Reasoning for Attachment
The court considered the plaintiffs' request for an attachment order based on the claim that the defendants were attempting to conceal property and rental income that could satisfy the judgments against the Kohlenbergers. The defendants argued that the plaintiffs had not met the particularity requirements under Rule 9(b) and relied on case law that required specific allegations of intent to defraud. However, the court distinguished the attachment claim from fraud claims, noting that the particularity requirements of Rule 9(b) did not apply in this context. The court also highlighted that the allegations in the amended complaint provided sufficient facts to support the request for an attachment order, as they indicated a concerted effort by the defendants to dispose of assets to evade the plaintiffs' claims. Therefore, the court denied the motion to dismiss regarding the attachment claim, allowing it to proceed.

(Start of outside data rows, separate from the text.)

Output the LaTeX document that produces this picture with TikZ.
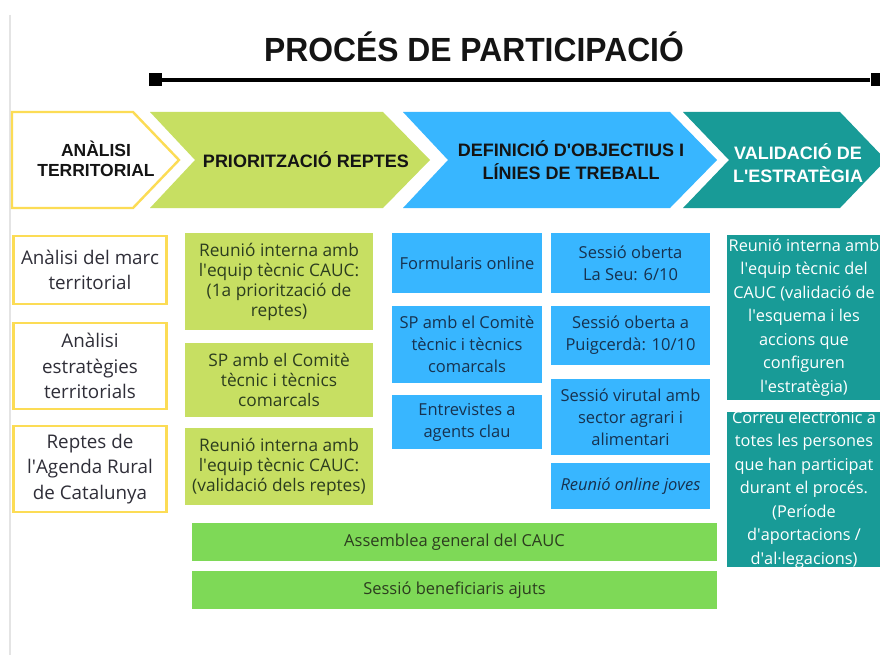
\documentclass[tikz,border=0pt]{standalone}
\usepackage{fontspec}
\setmainfont{Open Sans}
\newfontfamily\headfont{Liberation Sans}
\newfontfamily\titlefont[FakeStretch=0.95]{Liberation Sans}
\newcommand\apo{\textquotesingle}
\definecolor{ylw}{HTML}{FCDC55}
\definecolor{grn}{HTML}{C7DF62}
\definecolor{blu}{HTML}{38B6FF}
\definecolor{tea}{HTML}{189B97}
\definecolor{brg}{HTML}{7ED957}
\definecolor{edge}{HTML}{E4E4E4}
\definecolor{txg}{HTML}{2C3D1F}
\definecolor{txb}{HTML}{17324F}
\definecolor{txy}{HTML}{2F2E38}
\definecolor{txh}{HTML}{141414}
\begin{document}
\begin{tikzpicture}[x=1pt,y=-1pt,
  cell/.style={inner sep=0pt, align=center, anchor=center},
  ybox/.style={cell, draw=ylw, line width=2.6pt, fill=white, text=txy, minimum width=153, font=\fontsize{18.8}{25.5}\selectfont},
  gbox/.style={cell, fill=grn, text=txg, minimum width=188, font=\fontsize{17.3}{20}\selectfont},
  bbox/.style={cell, fill=blu, text=txb, font=\fontsize{16.5}{22}\selectfont},
  tbox/.style={cell, fill=tea, minimum width=160},
  ttext/.style={cell, text=white, font=\fontsize{16.3}{23.5}\selectfont},
  bar/.style={cell, fill=brg, text=txg, minimum width=525, minimum height=38, font=\fontsize{16.5}{20}\selectfont},
  head/.style={cell, text=txh, font=\headfont\bfseries\fontsize{18}{23}\selectfont},
  endsq/.style={fill=black, inner sep=0pt, minimum size=13}]
\fill[white] (0,0) rectangle (880,655);
\useasboundingbox (0,0) rectangle (880,655);
\clip (0,0) rectangle (880,655);
\draw[edge, line width=2pt] (9.5,15) -- (9.5,655);

% title and time line
\node[cell, text=txh, font=\titlefont\bfseries\fontsize{33.5}{36}\selectfont] (title) at (474,47) {PROCÉS DE PARTICIPACIÓ};
\node[endsq] (ls) at (155,80) {};
\node[endsq] (le) at (877,80) {};
\draw[line width=4pt] (ls) -- (le);

% chevrons
\filldraw[fill=white, draw=ylw, line width=2.4pt, line join=miter] (12,112) -- (133,112) -- (179,160) -- (133,208) -- (12,208) -- cycle;
\fill[grn] (150,112) -- (383,112) -- (430,160) -- (383,208) -- (150,208) -- (195,160) -- cycle;
\fill[blu] (403,112) -- (670,112) -- (717,160) -- (670,208) -- (403,208) -- (448,160) -- cycle;
\fill[tea] (683,112) -- (840,112) -- (886,160) -- (840,208) -- (683,208) -- (729,160) -- cycle;
\node[head, font=\headfont\bfseries\fontsize{17.5}{20}\selectfont] (h1) at (96,159) {ANÀLISI\\TERRITORIAL};
\node[head] (h2) at (306,160) {PRIORITZACIÓ REPTES};
\node[head] (h3) at (571,160) {DEFINICIÓ D'OBJECTIUS I\\LÍNIES DE TREBALL};
\node[head, text=white] (h4) at (798,163) {VALIDACIÓ DE\\L'ESTRATÈGIA};

% yellow column
\node[ybox, minimum height=68] (y1) at (90,270) {Anàlisi del marc\\territorial};
\node[ybox, minimum height=86] (y2) at (90,366) {Anàlisi\\estratègies\\territorials};
\node[ybox, minimum height=86] (y3) at (90,469) {Reptes de\\l\apo Agenda Rural\\de Catalunya};

% green column
\node[gbox, minimum height=97] (g1) at (279,281.5) {Reunió interna amb\\l\apo equip tècnic CAUC:\\(1a priorització de\\reptes)};
\node[gbox, minimum height=74] (g2) at (279,380) {SP amb el Comitè\\tècnic i tècnics\\comarcals};
\node[gbox, minimum height=77] (g3) at (279,466.5) {Reunió interna amb\\l\apo equip tècnic CAUC:\\(validació dels reptes)};

% blue columns
\node[bbox, minimum width=150, minimum height=60] (b1) at (467,263) {Formularis online};
\node[bbox, minimum width=150, minimum height=77] (b2) at (467,344.5) {SP amb el Comitè\\tècnic i tècnics\\comarcals};
\node[bbox, minimum width=150, minimum height=54] (b3) at (467,422) {Entrevistes a\\agents clau};
\node[bbox, minimum width=159, minimum height=60] (r1) at (630.5,263) {Sessió oberta\\La Seu: 6/10};
\node[bbox, minimum width=159, minimum height=59] (r2) at (630.5,335.5) {Sessió oberta a\\Puigcerdà: 10/10};
\node[bbox, minimum width=159, minimum height=76] (r3) at (630.5,417) {Sessió virutal amb\\sector agrari i\\alimentari};
\node[bbox, minimum width=159, minimum height=46] (r4) at (630.5,486) {\itshape Reunió online joves};

% teal column
\node[tbox, minimum height=165] (t1) at (807,317.5) {};
\node[ttext] (t1t) at (804,317.5) {Reunió interna amb\\l\apo equip tècnic del\\CAUC (validació de\\l\apo esquema i les\\accions que\\configuren\\l\apo estratègia)};
\node[tbox, minimum height=155] (t2) at (807,489.5) {};
\node[ttext] (t2t) at (804,489.5) {Correu electrònic a\\totes les persones\\que han participat\\durant el procés.\\(Període\\d\apo aportacions /\\d\apo al·legacions)};

% bars
\node[bar] (a1) at (454.5,542) {Assemblea general del CAUC};
\node[bar] (a2) at (454.5,590) {Sessió beneficiaris ajuts};
\end{tikzpicture}
\end{document}
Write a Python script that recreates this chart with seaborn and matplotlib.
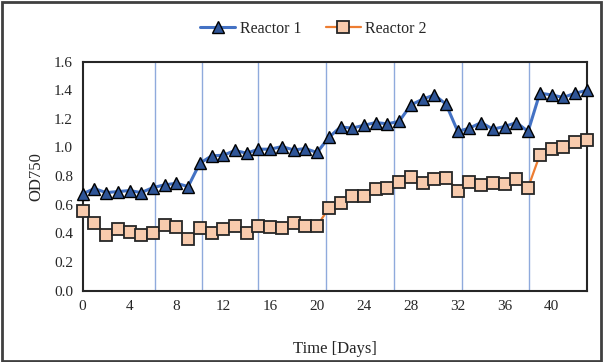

Reasoning for Illegal Distributions
The court addressed the illegal distributions claim and the defendants' argument that the plaintiffs lacked standing to assert this claim under Minnesota law. The plaintiffs contended that the defendants' transfer of properties constituted illegal distributions under the relevant statutory provisions, which govern distributions from limited liability companies. However, the court noted that the plaintiffs did not qualify as parties entitled to assert claims under those statutes, which typically protect the rights of the company or its receivers. The court emphasized that while the statute may impose liability on the defendants, it did not confer standing on the plaintiffs to bring the illegal distributions claim. As a result, the court ruled that the claim failed as a matter of law and dismissed it with prejudice.
Conclusion of the Court
In conclusion, the U.S. District Court for the District of Minnesota held that the plaintiffs sufficiently pled their claims for unjust enrichment and fraudulent transfers, as well as the remedy of attachment. The court found merit in the allegations surrounding unjust enrichment, recognizing that a defendant could be held liable for benefits received from another's wrongdoing. The court also confirmed that the plaintiffs met the heightened pleading standards for fraudulent transfers, providing adequate detail to support their claims. However, the court concluded that the plaintiffs lacked standing to pursue the illegal distributions claim, resulting in its dismissal with prejudice. This ruling allowed the unjust enrichment, fraudulent transfer, and attachment claims to proceed, while eliminating the illegal distributions claim from the case.